Neben den Essays schreibt Enzensberger auch Gedichte, Kinder- und Jugendbücher, Dramen, Romane, Autobiografisches und meisterhafte Porträts. Es gibt kaum ein literarisches Genre, das er nicht beherrscht. «Deutscher Diderot» wurde er auch schon genannt. Alle Texte sind vom charakteristischen Enzensberger-Stil getragen. Die Sätze kommen leicht daher, entspannt, scheinen fast über dem Stoff zu schweben. Der von den Figuren und Handlungen sichtlich faszinierte Autor verhindert seine Überwältigung, indem er eine Haltung der Lakonik und Ironie dem Material gegenüber einnimmt. So schafft er Distanz zum Erzählten und ist jederzeit in der Lage, Wirkung und Fortgang des Textes zu kontrollieren. Beobachter zu bleiben und trotzdem die eigene Faszination im Leser zu wecken, ist das Geheimnis eines literarischen Ausnahmekönners wie Enzensberger.

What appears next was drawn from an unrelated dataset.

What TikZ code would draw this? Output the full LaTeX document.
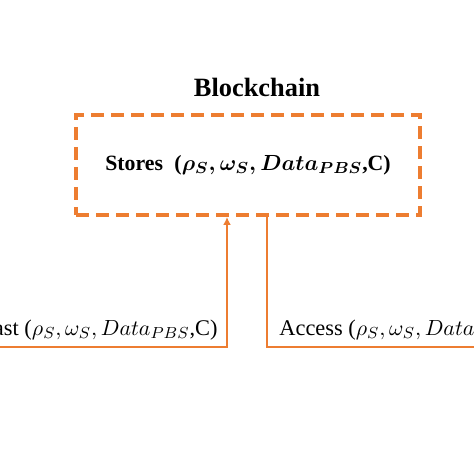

Mittlerweile ist er 88 Jahre alt. Vor Kurzem hat er wieder ein Buch veröffentlicht, «Überlebenskünstler. 99 literarische Vignetten aus dem 20. Jahrhundert». Er stellt darin 99 Dichter vor, die den Wirren und Katastrophen des letzten Jahrhunderts, Kriegen und Terror irgendwie entkommen konnten. Die Auswahl ist subjektiv, einzige Bedingung war, dass sie Schriftsteller waren und physisch überlebt hatten. Gegliedert ist das Buch nach Geburtsdaten, es fängt an mit Knut Hamsun (1859) und hört auf mit Ismail Kadare (1936), dem einzigen aus der Galerie, der noch am Leben ist. Die Vignetten sind Kurzporträts, nicht länger als zwei bis maximal vier Seiten, mit den elementarsten biografischen Daten und Lebensstationen, ähnlich wie flüchtig hingeworfene Skizzen zu einem Buch, das einer noch zu schreiben gedenkt. Trotz der fast unverschämten Verknappung der Lebensläufe sind die Miniaturen spannend zu lesen. Enzensberger geht davon aus, dass kaum jemand die Totalitarismen der Zeit überleben konnte, ohne auf irgendeine Weise Komplize des Unheils zu werden. Moralische, selbstgerechte Urteile darüber masst er sich als Nachgeborener, der die Prüfungen der Früheren nicht bestehen musste, jedoch keine an. Ihn interessiert nur das Wie des Überlebens. Hatten Gorki, Nelly Sachs, Ricarda Huch, Rudolf Borchardt, Ilja Ehrenburg, Gottfried Benn und viele andere einfach Glück, oder waren sie intelligent, hellsichtig, Virtuosen der Tarnung? Hatten sie eine Taktik? Vielleicht, so der alte Enzensberger, könnte irgendwann wieder, «ein Training in der Kunst des Überlebens von Nutzen sein».